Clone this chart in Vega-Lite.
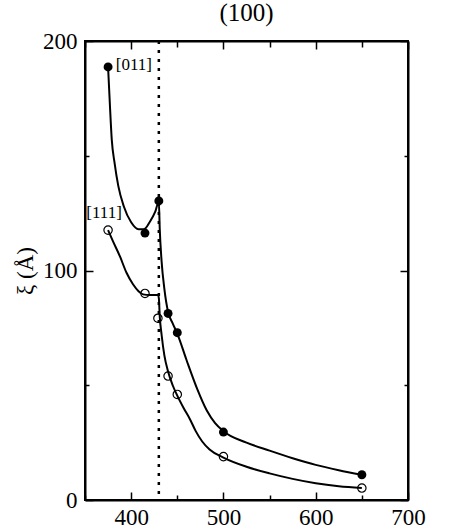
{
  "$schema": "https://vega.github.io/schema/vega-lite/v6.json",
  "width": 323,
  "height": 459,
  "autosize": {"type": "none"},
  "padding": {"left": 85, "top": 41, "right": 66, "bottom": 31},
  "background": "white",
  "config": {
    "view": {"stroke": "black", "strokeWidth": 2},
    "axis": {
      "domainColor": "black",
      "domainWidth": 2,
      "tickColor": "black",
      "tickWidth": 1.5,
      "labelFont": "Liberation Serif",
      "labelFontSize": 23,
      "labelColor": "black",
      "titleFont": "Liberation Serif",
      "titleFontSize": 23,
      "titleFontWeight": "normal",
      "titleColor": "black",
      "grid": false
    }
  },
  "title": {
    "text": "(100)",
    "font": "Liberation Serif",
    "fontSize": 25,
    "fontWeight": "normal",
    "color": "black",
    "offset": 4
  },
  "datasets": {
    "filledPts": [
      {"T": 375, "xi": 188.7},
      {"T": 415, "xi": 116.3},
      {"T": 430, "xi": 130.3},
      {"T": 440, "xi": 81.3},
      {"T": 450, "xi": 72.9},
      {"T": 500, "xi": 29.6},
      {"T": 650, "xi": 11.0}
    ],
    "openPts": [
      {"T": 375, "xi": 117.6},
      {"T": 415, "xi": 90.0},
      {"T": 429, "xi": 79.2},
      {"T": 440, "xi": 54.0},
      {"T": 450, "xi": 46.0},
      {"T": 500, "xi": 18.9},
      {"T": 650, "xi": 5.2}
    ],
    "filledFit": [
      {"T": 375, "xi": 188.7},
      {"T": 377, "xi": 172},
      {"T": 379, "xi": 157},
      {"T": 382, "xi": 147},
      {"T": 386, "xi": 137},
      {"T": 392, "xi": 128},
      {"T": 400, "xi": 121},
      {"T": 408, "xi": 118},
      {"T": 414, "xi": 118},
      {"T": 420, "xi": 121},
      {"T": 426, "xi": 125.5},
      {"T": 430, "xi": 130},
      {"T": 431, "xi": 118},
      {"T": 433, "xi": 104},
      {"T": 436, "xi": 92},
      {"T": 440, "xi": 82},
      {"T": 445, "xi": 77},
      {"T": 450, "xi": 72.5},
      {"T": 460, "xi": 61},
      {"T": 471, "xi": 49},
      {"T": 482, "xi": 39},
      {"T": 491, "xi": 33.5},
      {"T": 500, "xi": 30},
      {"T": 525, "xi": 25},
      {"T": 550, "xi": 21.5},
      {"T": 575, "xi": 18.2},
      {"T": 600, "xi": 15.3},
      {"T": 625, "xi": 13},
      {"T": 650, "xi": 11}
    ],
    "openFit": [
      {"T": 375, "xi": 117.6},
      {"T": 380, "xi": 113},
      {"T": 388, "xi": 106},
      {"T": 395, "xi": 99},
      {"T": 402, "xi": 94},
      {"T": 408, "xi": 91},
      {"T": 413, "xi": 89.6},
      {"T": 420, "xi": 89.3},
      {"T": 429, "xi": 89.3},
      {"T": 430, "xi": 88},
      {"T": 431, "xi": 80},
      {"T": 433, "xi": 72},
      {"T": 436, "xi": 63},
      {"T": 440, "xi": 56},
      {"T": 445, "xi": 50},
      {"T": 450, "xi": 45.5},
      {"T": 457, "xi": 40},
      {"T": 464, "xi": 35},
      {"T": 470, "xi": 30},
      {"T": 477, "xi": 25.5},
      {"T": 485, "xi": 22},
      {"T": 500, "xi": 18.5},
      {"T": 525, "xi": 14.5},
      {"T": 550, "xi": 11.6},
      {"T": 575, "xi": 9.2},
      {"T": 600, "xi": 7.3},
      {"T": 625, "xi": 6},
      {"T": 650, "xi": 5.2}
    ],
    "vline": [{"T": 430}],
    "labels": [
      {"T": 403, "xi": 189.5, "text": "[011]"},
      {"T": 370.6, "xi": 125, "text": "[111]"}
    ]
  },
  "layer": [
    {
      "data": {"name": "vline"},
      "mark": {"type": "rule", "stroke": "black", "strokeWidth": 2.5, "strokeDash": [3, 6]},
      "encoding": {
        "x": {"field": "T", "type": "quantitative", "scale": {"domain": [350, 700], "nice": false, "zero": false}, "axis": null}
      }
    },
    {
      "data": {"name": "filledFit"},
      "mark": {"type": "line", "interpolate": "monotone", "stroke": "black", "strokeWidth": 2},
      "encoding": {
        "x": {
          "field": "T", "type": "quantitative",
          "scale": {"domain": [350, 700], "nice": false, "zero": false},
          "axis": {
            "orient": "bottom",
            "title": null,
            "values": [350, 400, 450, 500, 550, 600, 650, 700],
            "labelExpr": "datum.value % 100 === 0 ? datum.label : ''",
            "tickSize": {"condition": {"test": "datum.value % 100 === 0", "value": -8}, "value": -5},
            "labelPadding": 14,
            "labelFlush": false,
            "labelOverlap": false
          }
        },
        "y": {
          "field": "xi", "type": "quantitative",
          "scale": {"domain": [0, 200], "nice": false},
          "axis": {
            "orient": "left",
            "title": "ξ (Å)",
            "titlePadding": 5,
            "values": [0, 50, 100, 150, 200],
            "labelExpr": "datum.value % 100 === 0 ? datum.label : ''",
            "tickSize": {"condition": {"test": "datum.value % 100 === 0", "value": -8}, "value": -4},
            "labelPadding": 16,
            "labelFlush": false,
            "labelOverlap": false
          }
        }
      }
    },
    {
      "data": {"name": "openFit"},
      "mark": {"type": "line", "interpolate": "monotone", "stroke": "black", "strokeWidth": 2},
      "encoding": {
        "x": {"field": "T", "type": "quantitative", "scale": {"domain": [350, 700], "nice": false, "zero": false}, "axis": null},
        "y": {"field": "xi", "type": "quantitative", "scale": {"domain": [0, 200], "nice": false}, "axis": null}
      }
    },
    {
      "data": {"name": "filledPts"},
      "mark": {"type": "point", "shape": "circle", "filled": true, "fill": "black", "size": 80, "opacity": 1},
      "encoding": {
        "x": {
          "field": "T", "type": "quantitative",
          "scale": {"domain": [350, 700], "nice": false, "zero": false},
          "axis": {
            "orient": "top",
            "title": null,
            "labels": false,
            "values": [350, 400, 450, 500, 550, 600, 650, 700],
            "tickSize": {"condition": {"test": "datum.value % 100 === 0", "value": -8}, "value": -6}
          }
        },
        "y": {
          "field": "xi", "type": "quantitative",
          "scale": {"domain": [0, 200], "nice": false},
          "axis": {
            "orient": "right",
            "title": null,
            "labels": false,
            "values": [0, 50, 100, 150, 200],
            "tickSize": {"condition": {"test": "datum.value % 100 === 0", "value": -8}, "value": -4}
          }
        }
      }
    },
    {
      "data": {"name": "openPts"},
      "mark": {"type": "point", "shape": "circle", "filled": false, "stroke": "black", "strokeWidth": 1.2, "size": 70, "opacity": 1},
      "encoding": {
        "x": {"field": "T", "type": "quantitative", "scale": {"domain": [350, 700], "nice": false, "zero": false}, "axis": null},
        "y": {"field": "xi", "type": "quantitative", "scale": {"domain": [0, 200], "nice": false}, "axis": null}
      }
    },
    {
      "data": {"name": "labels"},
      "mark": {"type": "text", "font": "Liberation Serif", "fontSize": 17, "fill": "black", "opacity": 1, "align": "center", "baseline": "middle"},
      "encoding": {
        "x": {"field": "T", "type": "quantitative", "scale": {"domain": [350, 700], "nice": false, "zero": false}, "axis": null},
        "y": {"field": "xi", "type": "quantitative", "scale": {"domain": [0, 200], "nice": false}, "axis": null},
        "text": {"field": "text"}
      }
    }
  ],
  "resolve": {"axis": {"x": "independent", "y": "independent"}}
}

######

### Task
Reproduce every line precisely as given, omitting all pictures.

### Task response
Clone this chart in Vega-Lite.
{
  "$schema": "https://vega.github.io/schema/vega-lite/v6.json",
  "width": 323,
  "height": 459,
  "autosize": {"type": "none"},
  "padding": {"left": 85, "top": 41, "right": 66, "bottom": 31},
  "background": "white",
  "config": {
    "view": {"stroke": "black", "strokeWidth": 2},
    "axis": {
      "domainColor": "black",
      "domainWidth": 2,
      "tickColor": "black",
      "tickWidth": 1.5,
      "labelFont": "Liberation Serif",
      "labelFontSize": 23,
      "labelColor": "black",
      "titleFont": "Liberation Serif",
      "titleFontSize": 23,
      "titleFontWeight": "normal",
      "titleColor": "black",
      "grid": false
    }
  },
  "title": {
    "text": "(100)",
    "font": "Liberation Serif",
    "fontSize": 25,
    "fontWeight": "normal",
    "color": "black",
    "offset": 4
  },
  "datasets": {
    "filledPts": [
      {"T": 375, "xi": 188.7},
      {"T": 415, "xi": 116.3},
      {"T": 430, "xi": 130.3},
      {"T": 440, "xi": 81.3},
      {"T": 450, "xi": 72.9},
      {"T": 500, "xi": 29.6},
      {"T": 650, "xi": 11.0}
    ],
    "openPts": [
      {"T": 375, "xi": 117.6},
      {"T": 415, "xi": 90.0},
      {"T": 429, "xi": 79.2},
      {"T": 440, "xi": 54.0},
      {"T": 450, "xi": 46.0},
      {"T": 500, "xi": 18.9},
      {"T": 650, "xi": 5.2}
    ],
    "filledFit": [
      {"T": 375, "xi": 188.7},
      {"T": 377, "xi": 172},
      {"T": 379, "xi": 157},
      {"T": 382, "xi": 147},
      {"T": 386, "xi": 137},
      {"T": 392, "xi": 128},
      {"T": 400, "xi": 121},
      {"T": 408, "xi": 118},
      {"T": 414, "xi": 118},
      {"T": 420, "xi": 121},
      {"T": 426, "xi": 125.5},
      {"T": 430, "xi": 130},
      {"T": 431, "xi": 118},
      {"T": 433, "xi": 104},
      {"T": 436, "xi": 92},
      {"T": 440, "xi": 82},
      {"T": 445, "xi": 77},
      {"T": 450, "xi": 72.5},
      {"T": 460, "xi": 61},
      {"T": 471, "xi": 49},
      {"T": 482, "xi": 39},
      {"T": 491, "xi": 33.5},
      {"T": 500, "xi": 30},
      {"T": 525, "xi": 25},
      {"T": 550, "xi": 21.5},
      {"T": 575, "xi": 18.2},
      {"T": 600, "xi": 15.3},
      {"T": 625, "xi": 13},
      {"T": 650, "xi": 11}
    ],
    "openFit": [
      {"T": 375, "xi": 117.6},
      {"T": 380, "xi": 113},
      {"T": 388, "xi": 106},
      {"T": 395, "xi": 99},
      {"T": 402, "xi": 94},
      {"T": 408, "xi": 91},
      {"T": 413, "xi": 89.6},
      {"T": 420, "xi": 89.3},
      {"T": 429, "xi": 89.3},
      {"T": 430, "xi": 88},
      {"T": 431, "xi": 80},
      {"T": 433, "xi": 72},
      {"T": 436, "xi": 63},
      {"T": 440, "xi": 56},
      {"T": 445, "xi": 50},
      {"T": 450, "xi": 45.5},
      {"T": 457, "xi": 40},
      {"T": 464, "xi": 35},
      {"T": 470, "xi": 30},
      {"T": 477, "xi": 25.5},
      {"T": 485, "xi": 22},
      {"T": 500, "xi": 18.5},
      {"T": 525, "xi": 14.5},
      {"T": 550, "xi": 11.6},
      {"T": 575, "xi": 9.2},
      {"T": 600, "xi": 7.3},
      {"T": 625, "xi": 6},
      {"T": 650, "xi": 5.2}
    ],
    "vline": [{"T": 430}],
    "labels": [
      {"T": 403, "xi": 189.5, "text": "[011]"},
      {"T": 370.6, "xi": 125, "text": "[111]"}
    ]
  },
  "layer": [
    {
      "data": {"name": "vline"},
      "mark": {"type": "rule", "stroke": "black", "strokeWidth": 2.5, "strokeDash": [3, 6]},
      "encoding": {
        "x": {"field": "T", "type": "quantitative", "scale": {"domain": [350, 700], "nice": false, "zero": false}, "axis": null}
      }
    },
    {
      "data": {"name": "filledFit"},
      "mark": {"type": "line", "interpolate": "monotone", "stroke": "black", "strokeWidth": 2},
      "encoding": {
        "x": {
          "field": "T", "type": "quantitative",
          "scale": {"domain": [350, 700], "nice": false, "zero": false},
          "axis": {
            "orient": "bottom",
            "title": null,
            "values": [350, 400, 450, 500, 550, 600, 650, 700],
            "labelExpr": "datum.value % 100 === 0 ? datum.label : ''",
            "tickSize": {"condition": {"test": "datum.value % 100 === 0", "value": -8}, "value": -5},
            "labelPadding": 14,
            "labelFlush": false,
            "labelOverlap": false
          }
        },
        "y": {
          "field": "xi", "type": "quantitative",
          "scale": {"domain": [0, 200], "nice": false},
          "axis": {
            "orient": "left",
            "title": "ξ (Å)",
            "titlePadding": 5,
            "values": [0, 50, 100, 150, 200],
            "labelExpr": "datum.value % 100 === 0 ? datum.label : ''",
            "tickSize": {"condition": {"test": "datum.value % 100 === 0", "value": -8}, "value": -4},
            "labelPadding": 16,
            "labelFlush": false,
            "labelOverlap": false
          }
        }
      }
    },
    {
      "data": {"name": "openFit"},
      "mark": {"type": "line", "interpolate": "monotone", "stroke": "black", "strokeWidth": 2},
      "encoding": {
        "x": {"field": "T", "type": "quantitative", "scale": {"domain": [350, 700], "nice": false, "zero": false}, "axis": null},
        "y": {"field": "xi", "type": "quantitative", "scale": {"domain": [0, 200], "nice": false}, "axis": null}
      }
    },
    {
      "data": {"name": "filledPts"},
      "mark": {"type": "point", "shape": "circle", "filled": true, "fill": "black", "size": 80, "opacity": 1},
      "encoding": {
        "x": {
          "field": "T", "type": "quantitative",
          "scale": {"domain": [350, 700], "nice": false, "zero": false},
          "axis": {
            "orient": "top",
            "title": null,
            "labels": false,
            "values": [350, 400, 450, 500, 550, 600, 650, 700],
            "tickSize": {"condition": {"test": "datum.value % 100 === 0", "value": -8}, "value": -6}
          }
        },
        "y": {
          "field": "xi", "type": "quantitative",
          "scale": {"domain": [0, 200], "nice": false},
          "axis": {
            "orient": "right",
            "title": null,
            "labels": false,
            "values": [0, 50, 100, 150, 200],
            "tickSize": {"condition": {"test": "datum.value % 100 === 0", "value": -8}, "value": -4}
          }
        }
      }
    },
    {
      "data": {"name": "openPts"},
      "mark": {"type": "point", "shape": "circle", "filled": false, "stroke": "black", "strokeWidth": 1.2, "size": 70, "opacity": 1},
      "encoding": {
        "x": {"field": "T", "type": "quantitative", "scale": {"domain": [350, 700], "nice": false, "zero": false}, "axis": null},
        "y": {"field": "xi", "type": "quantitative", "scale": {"domain": [0, 200], "nice": false}, "axis": null}
      }
    },
    {
      "data": {"name": "labels"},
      "mark": {"type": "text", "font": "Liberation Serif", "fontSize": 17, "fill": "black", "opacity": 1, "align": "center", "baseline": "middle"},
      "encoding": {
        "x": {"field": "T", "type": "quantitative", "scale": {"domain": [350, 700], "nice": false, "zero": false}, "axis": null},
        "y": {"field": "xi", "type": "quantitative", "scale": {"domain": [0, 200], "nice": false}, "axis": null},
        "text": {"field": "text"}
      }
    }
  ],
  "resolve": {"axis": {"x": "independent", "y": "independent"}}
}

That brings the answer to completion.